I believe that if you are ever going to love a city you are living in, that realization will hit you quite suddenly some day, when nothing particularly noteworthy has happened. I fell in love with Bombay when I was 11. I was sitting on my balcony (I was on the floor) and it was pouring- the slanting, barely visible type of rain which sprays all around the main droplet's trajectory. I was reading The Junior Anthology of Poems which was the Poetry text for English Literature in 6th standard, and daring as I was at age 11, I was reading beyond the prescribed syllabus. I think it was Lochinvar or Lord Ullin's Daughter (definitely one of those romantic ones with a dashing hero). And quite suddenly, I glanced up, looked at the rain and realized I loved this city from the depths of my soul or some much. It was like this surge of joy and gratitude to just be in it.
Bangalore was a little more complex. I was quite certain I liked the city the minute I stepped out of the plane and it was about 12 degrees cooler than Delhi (where I had been staying for about 3 months before going to Bangalore) was that July. But there was a bit of a love-hate phase (love when the campus was all green and fresh, when the sky was orange in the evenings and sometimes even at night, when it became a little chilly in the evenings in the way only Bangalore evenings can be; hate, well, in summers in a cramped hostel room without an AC, during project submissions, when it drizzled every time I had to go to the Acad block and even when I was making the twice-a-trimester trip to the library). I think I truly fell in love with Bangalore in my 5th year, on a solitary smoke trip to Nagarbhavi (the sky of course, was orange, and it was chilly). And I sat outside Hegde, listening to something on my pod (I think it was the Juno sound-track) and I looked around me and well, it just happened. I wanted to give the city a hug and never leave it.
I've been in New York for a little over a month, and I don't know if I should be surprised it happened so soon or whether, by New-York-awesomeness standards, even this was late. People have been asking me the last couple of weeks how New York is, whether I am having the time of my life and so forth, and though I was embarrassed to say it out loud, I didn't really think it was as amazing as every piece of literature, movie, song and conversation on the general subject makes it out to be. I mean, it's got great energy, it's got tonnes of stuff happening all the time. It's always up and about, super-efficient, super-diverse. But I think I liked it more because I was expected to like it - I didn't really have an opinion of my own. And as usual, it didn't take anything fabulous to make an impression.
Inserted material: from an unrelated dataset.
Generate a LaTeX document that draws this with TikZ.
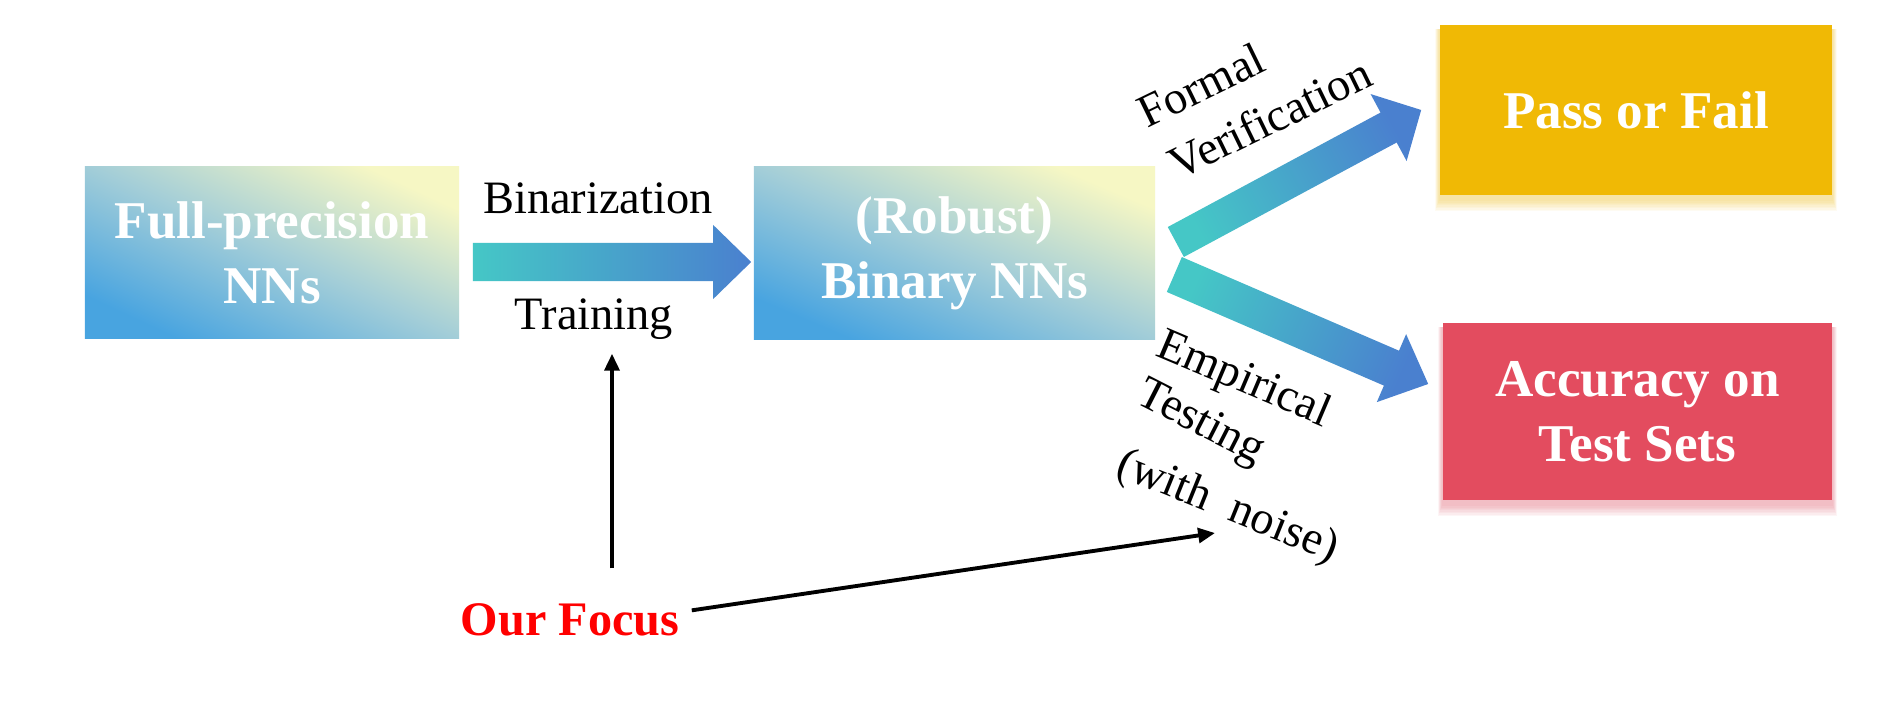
\documentclass[tikz,border=0pt]{standalone}
\usepackage{fontspec}
\setmainfont{Liberation Serif}
\usetikzlibrary{calc,arrows.meta}
\pgfdeclarelayer{background}
\pgfsetlayers{background,main}
\definecolor{gBlue}{HTML}{48A4E0}
\definecolor{gMid}{HTML}{A2CDD8}
\definecolor{gYel}{HTML}{F6F7C4}
\definecolor{aTeal}{HTML}{45C7C6}
\definecolor{aBlue}{HTML}{4A80CF}
\definecolor{passY}{HTML}{F0B905}
\definecolor{accR}{HTML}{E34C5F}
\definecolor{focusR}{HTML}{FF0000}
\newcommand\fatarr[6]{%
  \coordinate (fh) at ($(#2)!#5!(#1)$);
  \shade[shading=axis, top color=aBlue, bottom color=aTeal, shading angle=#6]
    ($(#1)!#3!90:(#2)$) -- ($(fh)!#3!-90:(#1)$) -- ($(fh)!#4!-90:(#1)$) -- (#2)
    -- ($(fh)!#4!90:(#1)$) -- ($(fh)!#3!90:(#1)$) -- ($(#1)!#3!-90:(#2)$) -- cycle;}
\begin{document}
\begin{tikzpicture}[x=0.01cm,y=-0.01cm,
  gradbox/.style={rectangle, inner sep=0, top color=gYel, bottom color=gBlue, middle color=gMid, shading angle=-25,
    text=white, font=\fontsize{15.1}{18.5}\selectfont\bfseries, align=center},
  flatbox/.style={rectangle, inner sep=0, text=white, font=\fontsize{15.1}{18.5}\selectfont\bfseries, align=center},
  lbl/.style={inner sep=0, font=\fontsize{13.2}{16}\selectfont},
  focusst/.style={inner sep=0, text=focusR, font=\fontsize{13.7}{16}\selectfont\bfseries},
  blk/.style={-{Triangle[length=4.8pt,width=4.2pt]}, line width=1.1pt}]
\useasboundingbox (0,0) rectangle (1904,704);
% boxes
\node[gradbox, minimum width=3.74cm, minimum height=1.71cm] (b1) at (272,252.5) {Full-precision\\NNs};
\node[gradbox, shading angle=-23, minimum width=4.01cm, minimum height=1.72cm] (b2) at (954.5,253) {(Robust)\\Binary NNs};
\node[flatbox, fill=passY, minimum width=3.92cm, minimum height=1.70cm] (b3) at (1636,110) {Pass or Fail};
\node[flatbox, fill=accR, minimum width=3.89cm, minimum height=1.77cm] (b4) at (1637.5,411.5) {Accuracy on\\Test Sets};
% background and soft shadows
\begin{pgfonlayer}{background}
  \fill[white] (0,0) rectangle (1904,704);
  \foreach \k in {1,...,8} {
    \fill[passY, opacity=0.05] ($(b3.north west)+(-\k*0.5,5)$) rectangle ($(b3.south east)+(\k*0.5,4+\k*1.4)$);
    \fill[accR, opacity=0.05] ($(b4.north west)+(-\k*0.5,5)$) rectangle ($(b4.south east)+(\k*0.5,4+\k*1.4)$);
  }
\end{pgfonlayer}
% labels
\node[lbl, anchor=base] (bin) at (598,214) {Binarization};
\node[lbl, anchor=base] (train) at (594,330) {Training};
\node[focusst, anchor=base] (focus) at (570,635) {Our Focus};
\node[lbl, rotate=26] (formal) at (1201,85) {Formal};
\node[lbl, rotate=26] (verif) at (1270,118) {Verification};
\node[lbl, rotate=-23] (emp) at (1243,381) {Empirical};
\node[lbl, rotate=-27] (test) at (1200,424) {Testing};
\node[lbl, rotate=-22] (noise) at (1227,508) {(with~~noise)};
% fat gradient arrows
\coordinate (a1t) at ($(b1.east)+(13,9.5)$);
\coordinate (a1p) at ($(b2.west)+(-2,9)$);
\fatarr{a1t}{a1p}{0.19cm}{0.37cm}{0.38cm}{-90}
\coordinate (a2t) at ($(b2.east)+(20,-11)$);
\coordinate (a2p) at ($(b3.west)+(-18,0)$);
\fatarr{a2t}{a2p}{0.17cm}{0.38cm}{0.37cm}{-62}
\coordinate (a3t) at ($(b2.east)+(18.5,21.5)$);
\coordinate (a3p) at ($(b4.west)+(-14,-27.5)$);
\fatarr{a3t}{a3p}{0.19cm}{0.37cm}{0.40cm}{-113}
% black arrows
\coordinate (vline) at (612,0);
\draw[blk, shorten <=0.34cm, shorten >=0.13cm] (focus.north -| vline) -- (train.south -| vline);
\coordinate (noiseTip) at (1215,533);
\draw[blk] ($(focus.east)+(12,-9)$) -- (noiseTip);
\end{tikzpicture}
\end{document}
Today, I was ambling around college, considering whether to buy a new pack of smokes or go to the library and study. The weather was lovely, it had been raining in the morning and it was really cool and windy. The smokes won, and I decided to go to the road behind the law school building, where I hadn't gone thus far. So I walked down the road, took a left, and suddenly, there was this park which was built along a hill- not the randomly undulated hilly terrain appearing all over the city's roads (most inconveniently located, among other locations, on my walk from home to college), but a proper, almost cliff-like sloping hill. I gasped (I really did) and walked into the park, climbing down a long-winding set of stairs. There were stairs and slopes and trees and running tracks. There was an enormous squirrel which crawled up to me from behind. An old man running. A couple walking their baby and their dog- the baby was in a pram, to which the dog's leash was tied. A girl applying lip-balm on her boyfriend's lips or wiping away something from them. I walked around for a long time. It started drizzling again, and I climbed back up and sat on a bench which overlooked the slope. I pulled out my last cigarette from the old pack and smoked it. And I felt the magic of the city creep up on me. Sitting there, I dreamed of infinite possibilities, of castles, of winding rivers, of beautiful music and moving literature. And somehow, the city felt like a meeting-point of all these, a crazy mix of everything under the sun that I had ever thought about, could ever think about and of stuff I wouldn't ever understand or imagine. It was like being enveloped into a phenomenon, chronicling history while making it and silently observing it. The wind blew sharply, I took the last drag. I was acutely alone, but I didn't feel lonely. Today, I fell in love with New York.